Because XIRR annualizes everything based on a 365-day year, short-duration investments get extrapolated aggressively.3Microsoft Support. XIRR Function If you earned 5% on a trade that lasted three weeks, XIRR will report something north of 150% annualized. That’s mathematically correct (5% every three weeks for a year would compound enormously) but practically meaningless, because you’re unlikely to replicate that pace fifty-two weeks in a row. Treat XIRR results from holding periods under a few months as interesting math rather than realistic expectations.
When your cash flow series alternates between positive and negative values multiple times (invest, withdraw, reinvest, withdraw again), the underlying equation can have more than one mathematically valid solution. The spreadsheet will return whichever answer it converges on first based on the guess parameter, and a different guess might produce a different result. If your cash flows change direction more than once, test several guess values. If the answers vary significantly, the XIRR result for that particular cash flow pattern isn’t reliable on its own.
The Modified Internal Rate of Return (MIRR) addresses the reinvestment problem by letting you specify a separate reinvestment rate for interim cash flows rather than assuming they earn the same return as the project. Both Excel and Google Sheets have a built-in MIRR function, though it works with periodic (evenly spaced) cash flows rather than irregular dates. If the reinvestment assumption concerns you and your cash flows happen at roughly regular intervals, MIRR provides a more conservative and often more realistic picture.

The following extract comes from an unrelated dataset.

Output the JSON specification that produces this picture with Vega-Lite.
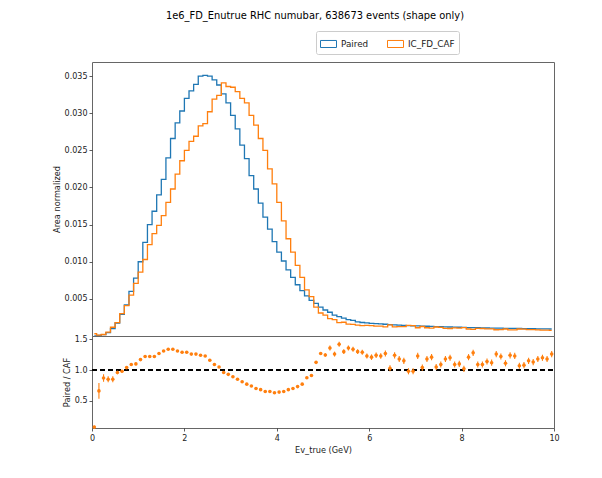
{
  "$schema": "https://vega.github.io/schema/vega-lite/v6.json",
  "background": "white",
  "padding": {"left": 51, "top": 10, "right": 20, "bottom": 6},
  "spacing": 0,
  "bounds": "flush",
  "data": {"values": [
    {"E":0.05,"Paired":0.00002,"IC_FD_CAF":0.0003,"ratio":0.07,"err":0.02},
    {"E":0.15,"Paired":0.00008,"IC_FD_CAF":0.00012,"ratio":0.66,"err":0.13},
    {"E":0.25,"Paired":0.00018,"IC_FD_CAF":0.0002,"ratio":0.87,"err":0.06},
    {"E":0.35,"Paired":0.00045,"IC_FD_CAF":0.00053,"ratio":0.85,"err":0.05},
    {"E":0.45,"Paired":0.0010,"IC_FD_CAF":0.00118,"ratio":0.85,"err":0.05},
    {"E":0.55,"Paired":0.00175,"IC_FD_CAF":0.0018,"ratio":0.96,"err":0.03},
    {"E":0.65,"Paired":0.0029,"IC_FD_CAF":0.0030,"ratio":0.98,"err":0.02},
    {"E":0.75,"Paired":0.0042,"IC_FD_CAF":0.0041,"ratio":1.04,"err":0.02},
    {"E":0.85,"Paired":0.0060,"IC_FD_CAF":0.0055,"ratio":1.09,"err":0.02},
    {"E":0.95,"Paired":0.0078,"IC_FD_CAF":0.0071,"ratio":1.10,"err":0.02},
    {"E":1.05,"Paired":0.0100,"IC_FD_CAF":0.0086,"ratio":1.17,"err":0.015},
    {"E":1.15,"Paired":0.0126,"IC_FD_CAF":0.0103,"ratio":1.22,"err":0.015},
    {"E":1.25,"Paired":0.0150,"IC_FD_CAF":0.0123,"ratio":1.22,"err":0.015},
    {"E":1.35,"Paired":0.0168,"IC_FD_CAF":0.0138,"ratio":1.22,"err":0.015},
    {"E":1.45,"Paired":0.0190,"IC_FD_CAF":0.0149,"ratio":1.27,"err":0.015},
    {"E":1.55,"Paired":0.0211,"IC_FD_CAF":0.0162,"ratio":1.31,"err":0.015},
    {"E":1.65,"Paired":0.0240,"IC_FD_CAF":0.0180,"ratio":1.34,"err":0.015},
    {"E":1.75,"Paired":0.0266,"IC_FD_CAF":0.0198,"ratio":1.34,"err":0.015},
    {"E":1.85,"Paired":0.0287,"IC_FD_CAF":0.0218,"ratio":1.31,"err":0.015},
    {"E":1.95,"Paired":0.0303,"IC_FD_CAF":0.0236,"ratio":1.29,"err":0.015},
    {"E":2.05,"Paired":0.0320,"IC_FD_CAF":0.0250,"ratio":1.29,"err":0.015},
    {"E":2.15,"Paired":0.0330,"IC_FD_CAF":0.0262,"ratio":1.26,"err":0.015},
    {"E":2.25,"Paired":0.0339,"IC_FD_CAF":0.0269,"ratio":1.26,"err":0.015},
    {"E":2.35,"Paired":0.0350,"IC_FD_CAF":0.0283,"ratio":1.24,"err":0.015},
    {"E":2.45,"Paired":0.0351,"IC_FD_CAF":0.0286,"ratio":1.23,"err":0.015},
    {"E":2.55,"Paired":0.0350,"IC_FD_CAF":0.0302,"ratio":1.16,"err":0.015},
    {"E":2.65,"Paired":0.0345,"IC_FD_CAF":0.0319,"ratio":1.09,"err":0.015},
    {"E":2.75,"Paired":0.0338,"IC_FD_CAF":0.0324,"ratio":1.05,"err":0.015},
    {"E":2.85,"Paired":0.0326,"IC_FD_CAF":0.0341,"ratio":0.96,"err":0.015},
    {"E":2.95,"Paired":0.0314,"IC_FD_CAF":0.0336,"ratio":0.93,"err":0.015},
    {"E":3.05,"Paired":0.0297,"IC_FD_CAF":0.0335,"ratio":0.89,"err":0.015},
    {"E":3.15,"Paired":0.0279,"IC_FD_CAF":0.0329,"ratio":0.85,"err":0.015},
    {"E":3.25,"Paired":0.0257,"IC_FD_CAF":0.0320,"ratio":0.81,"err":0.015},
    {"E":3.35,"Paired":0.0239,"IC_FD_CAF":0.0314,"ratio":0.77,"err":0.015},
    {"E":3.45,"Paired":0.0216,"IC_FD_CAF":0.0297,"ratio":0.74,"err":0.015},
    {"E":3.55,"Paired":0.0198,"IC_FD_CAF":0.0284,"ratio":0.70,"err":0.015},
    {"E":3.65,"Paired":0.0179,"IC_FD_CAF":0.0266,"ratio":0.68,"err":0.015},
    {"E":3.75,"Paired":0.0160,"IC_FD_CAF":0.0250,"ratio":0.65,"err":0.015},
    {"E":3.85,"Paired":0.0144,"IC_FD_CAF":0.0225,"ratio":0.65,"err":0.015},
    {"E":3.95,"Paired":0.0127,"IC_FD_CAF":0.0205,"ratio":0.63,"err":0.015},
    {"E":4.05,"Paired":0.0113,"IC_FD_CAF":0.0180,"ratio":0.64,"err":0.015},
    {"E":4.15,"Paired":0.0101,"IC_FD_CAF":0.0155,"ratio":0.65,"err":0.015},
    {"E":4.25,"Paired":0.0089,"IC_FD_CAF":0.0131,"ratio":0.68,"err":0.015},
    {"E":4.35,"Paired":0.0079,"IC_FD_CAF":0.0113,"ratio":0.70,"err":0.015},
    {"E":4.45,"Paired":0.0069,"IC_FD_CAF":0.0095,"ratio":0.73,"err":0.015},
    {"E":4.55,"Paired":0.0061,"IC_FD_CAF":0.0079,"ratio":0.77,"err":0.015},
    {"E":4.65,"Paired":0.0054,"IC_FD_CAF":0.0062,"ratio":0.875,"err":0.015},
    {"E":4.75,"Paired":0.0048,"IC_FD_CAF":0.0053,"ratio":0.91,"err":0.02},
    {"E":4.85,"Paired":0.0044,"IC_FD_CAF":0.0039,"ratio":1.125,"err":0.02},
    {"E":4.95,"Paired":0.0039,"IC_FD_CAF":0.0031,"ratio":1.27,"err":0.02},
    {"E":5.05,"Paired":0.0035,"IC_FD_CAF":0.0028,"ratio":1.245,"err":0.03},
    {"E":5.15,"Paired":0.0032,"IC_FD_CAF":0.00235,"ratio":1.36,"err":0.04},
    {"E":5.25,"Paired":0.0028,"IC_FD_CAF":0.0022,"ratio":1.26,"err":0.04},
    {"E":5.35,"Paired":0.0026,"IC_FD_CAF":0.0018,"ratio":1.42,"err":0.04},
    {"E":5.45,"Paired":0.0024,"IC_FD_CAF":0.00185,"ratio":1.30,"err":0.04},
    {"E":5.55,"Paired":0.0022,"IC_FD_CAF":0.0016,"ratio":1.36,"err":0.04},
    {"E":5.65,"Paired":0.0021,"IC_FD_CAF":0.00157,"ratio":1.34,"err":0.04},
    {"E":5.75,"Paired":0.0019,"IC_FD_CAF":0.00146,"ratio":1.30,"err":0.04},
    {"E":5.85,"Paired":0.00182,"IC_FD_CAF":0.00141,"ratio":1.29,"err":0.04},
    {"E":5.95,"Paired":0.00176,"IC_FD_CAF":0.00143,"ratio":1.23,"err":0.04},
    {"E":6.05,"Paired":0.0017,"IC_FD_CAF":0.0014,"ratio":1.21,"err":0.045},
    {"E":6.15,"Paired":0.00166,"IC_FD_CAF":0.00134,"ratio":1.24,"err":0.045},
    {"E":6.25,"Paired":0.00162,"IC_FD_CAF":0.00132,"ratio":1.23,"err":0.045},
    {"E":6.35,"Paired":0.00158,"IC_FD_CAF":0.00124,"ratio":1.27,"err":0.05},
    {"E":6.45,"Paired":0.00154,"IC_FD_CAF":0.0015,"ratio":1.03,"err":0.05},
    {"E":6.55,"Paired":0.0015,"IC_FD_CAF":0.00124,"ratio":1.24,"err":0.05},
    {"E":6.65,"Paired":0.00147,"IC_FD_CAF":0.00125,"ratio":1.18,"err":0.05},
    {"E":6.75,"Paired":0.00144,"IC_FD_CAF":0.00125,"ratio":1.15,"err":0.05},
    {"E":6.85,"Paired":0.00141,"IC_FD_CAF":0.00144,"ratio":0.98,"err":0.05},
    {"E":6.95,"Paired":0.00138,"IC_FD_CAF":0.00141,"ratio":0.98,"err":0.05},
    {"E":7.05,"Paired":0.00136,"IC_FD_CAF":0.00111,"ratio":1.23,"err":0.05},
    {"E":7.15,"Paired":0.00133,"IC_FD_CAF":0.00128,"ratio":1.04,"err":0.05},
    {"E":7.25,"Paired":0.00131,"IC_FD_CAF":0.00111,"ratio":1.18,"err":0.05},
    {"E":7.35,"Paired":0.00129,"IC_FD_CAF":0.00107,"ratio":1.21,"err":0.05},
    {"E":7.45,"Paired":0.00127,"IC_FD_CAF":0.00121,"ratio":1.05,"err":0.05},
    {"E":7.55,"Paired":0.00125,"IC_FD_CAF":0.00115,"ratio":1.09,"err":0.05},
    {"E":7.65,"Paired":0.00123,"IC_FD_CAF":0.00104,"ratio":1.18,"err":0.05},
    {"E":7.75,"Paired":0.00121,"IC_FD_CAF":0.00101,"ratio":1.20,"err":0.05},
    {"E":7.85,"Paired":0.00119,"IC_FD_CAF":0.00109,"ratio":1.09,"err":0.05},
    {"E":7.95,"Paired":0.00118,"IC_FD_CAF":0.00107,"ratio":1.10,"err":0.05},
    {"E":8.05,"Paired":0.00116,"IC_FD_CAF":0.00114,"ratio":1.02,"err":0.05},
    {"E":8.15,"Paired":0.00114,"IC_FD_CAF":0.00094,"ratio":1.21,"err":0.05},
    {"E":8.25,"Paired":0.00113,"IC_FD_CAF":0.00088,"ratio":1.28,"err":0.05},
    {"E":8.35,"Paired":0.00111,"IC_FD_CAF":0.00102,"ratio":1.09,"err":0.05},
    {"E":8.45,"Paired":0.0011,"IC_FD_CAF":0.00101,"ratio":1.09,"err":0.05},
    {"E":8.55,"Paired":0.00108,"IC_FD_CAF":0.00095,"ratio":1.14,"err":0.05},
    {"E":8.65,"Paired":0.00107,"IC_FD_CAF":0.00096,"ratio":1.12,"err":0.05},
    {"E":8.75,"Paired":0.00106,"IC_FD_CAF":0.00084,"ratio":1.26,"err":0.05},
    {"E":8.85,"Paired":0.00105,"IC_FD_CAF":0.00086,"ratio":1.22,"err":0.05},
    {"E":8.95,"Paired":0.00104,"IC_FD_CAF":0.00094,"ratio":1.11,"err":0.05},
    {"E":9.05,"Paired":0.00103,"IC_FD_CAF":0.00083,"ratio":1.24,"err":0.05},
    {"E":9.15,"Paired":0.00102,"IC_FD_CAF":0.00083,"ratio":1.23,"err":0.05},
    {"E":9.25,"Paired":0.00101,"IC_FD_CAF":0.00094,"ratio":1.07,"err":0.05},
    {"E":9.35,"Paired":0.0010,"IC_FD_CAF":0.00093,"ratio":1.08,"err":0.05},
    {"E":9.45,"Paired":0.00099,"IC_FD_CAF":0.00086,"ratio":1.15,"err":0.05},
    {"E":9.55,"Paired":0.00098,"IC_FD_CAF":0.00087,"ratio":1.13,"err":0.05},
    {"E":9.65,"Paired":0.00097,"IC_FD_CAF":0.00082,"ratio":1.18,"err":0.05},
    {"E":9.75,"Paired":0.00096,"IC_FD_CAF":0.0008,"ratio":1.20,"err":0.05},
    {"E":9.85,"Paired":0.00095,"IC_FD_CAF":0.0008,"ratio":1.18,"err":0.05},
    {"E":9.95,"Paired":0.00094,"IC_FD_CAF":0.00075,"ratio":1.26,"err":0.05}
  ]},
  "vconcat": [
    {
      "width": 462,
      "height": 274,
      "title": {"text": "1e6_FD_Enutrue RHC numubar, 638673 events (shape only)", "anchor": "middle", "dx": -8, "offset": 41, "fontSize": 9.9, "font": "DejaVu Sans", "fontWeight": "normal", "color": "#000"},
      "transform": [{"fold": ["Paired", "IC_FD_CAF"], "as": ["series", "value"]}],
      "mark": {"type": "line", "interpolate": "step", "strokeWidth": 1.3, "clip": true},
      "encoding": {
        "x": {"field": "E", "type": "quantitative", "scale": {"domain": [0, 10], "nice": false, "zero": false}, "axis": null},
        "y": {"field": "value", "type": "quantitative", "scale": {"domain": [0, 0.0369], "nice": false},
              "axis": {"values": [0.005, 0.01, 0.015, 0.02, 0.025, 0.03, 0.035], "format": ".3f", "title": "Area normalized"}},
        "color": {"field": "series", "type": "nominal", "sort": ["Paired", "IC_FD_CAF"],
                  "scale": {"domain": ["Paired", "IC_FD_CAF"], "range": ["#1f77b4", "#ff7f0e"]},
                  "legend": {"orient": "none", "legendX": 224, "legendY": -31, "direction": "horizontal", "title": null,
                             "padding": 4, "strokeColor": "#cccccc", "fillColor": "white", "cornerRadius": 2,
                             "symbolType": "M-1,-0.44H1V0.44H-1Z", "symbolSize": 256, "symbolStrokeWidth": 1,
                             "symbolFillColor": "transparent",
                             "labelFont": "DejaVu Sans", "labelFontSize": 8.8, "labelColor": "#222", "labelOffset": 4, "columnPadding": 16}}
      }
    },
    {
      "width": 462,
      "height": 92,
      "encoding": {
        "x": {"field": "E", "type": "quantitative", "scale": {"domain": [0, 10], "nice": false, "zero": false},
              "axis": {"values": [0, 2, 4, 6, 8, 10], "format": "d", "title": "Ev_true (GeV)", "labelFlush": false, "labelPadding": 3.5, "titlePadding": 4}},
        "y": {"field": "ratio", "type": "quantitative", "scale": {"domain": [0.055, 1.555], "nice": false, "zero": false},
              "axis": {"values": [0.5, 1.0, 1.5], "format": ".1f", "title": "Paired / CAF"}}
      },
      "layer": [
        {"mark": {"type": "rule", "strokeDash": [5, 3], "color": "black", "strokeWidth": 1},
         "encoding": {"x": {"value": 0}, "x2": {"value": 462}, "y": {"datum": 1, "type": "quantitative"}}},
        {"mark": {"type": "errorbar", "color": "#ff7f0e", "thickness": 1.1},
         "encoding": {"yError": {"field": "err"}}},
        {"mark": {"type": "point", "filled": true, "color": "#ff7f0e", "size": 13, "opacity": 1}}
      ]
    }
  ],
  "config": {
    "font": "DejaVu Sans",
    "view": {"stroke": "#666666", "strokeWidth": 1},
    "axis": {"domain": false, "grid": false, "tickColor": "#333333", "tickSize": 3, "tickWidth": 0.8,
             "labelFont": "DejaVu Sans", "labelFontSize": 8, "labelColor": "#222222", "labelPadding": 2,
             "titleFont": "DejaVu Sans", "titleFontSize": 8.2, "titleFontWeight": "normal", "titleColor": "#222222", "titlePadding": 3}
  }
}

Keep your XIRR spreadsheet as a living document. Every time you make a new purchase, receive a distribution, or sell a portion of a position, add a row. The function handles any number of rows, so there’s no penalty for granularity. When you eventually close out the position, the final positive cash flow completes the picture and your XIRR updates to reflect the full lifecycle.
If you hold multiple investments and want a portfolio-level XIRR, combine all the cash flows from every position into a single pair of columns, sorted by date. The result tells you the blended annualized return across everything. Comparing that portfolio XIRR against each individual position’s XIRR helps you spot which holdings pulled their weight and which dragged performance down.
For ongoing investments with no sale date yet, you can still calculate a tentative XIRR by entering today’s date and the current market value as the final positive cash flow. Update it periodically to track how your return evolves. Just remember the number will shift as the market moves and as you make additional contributions.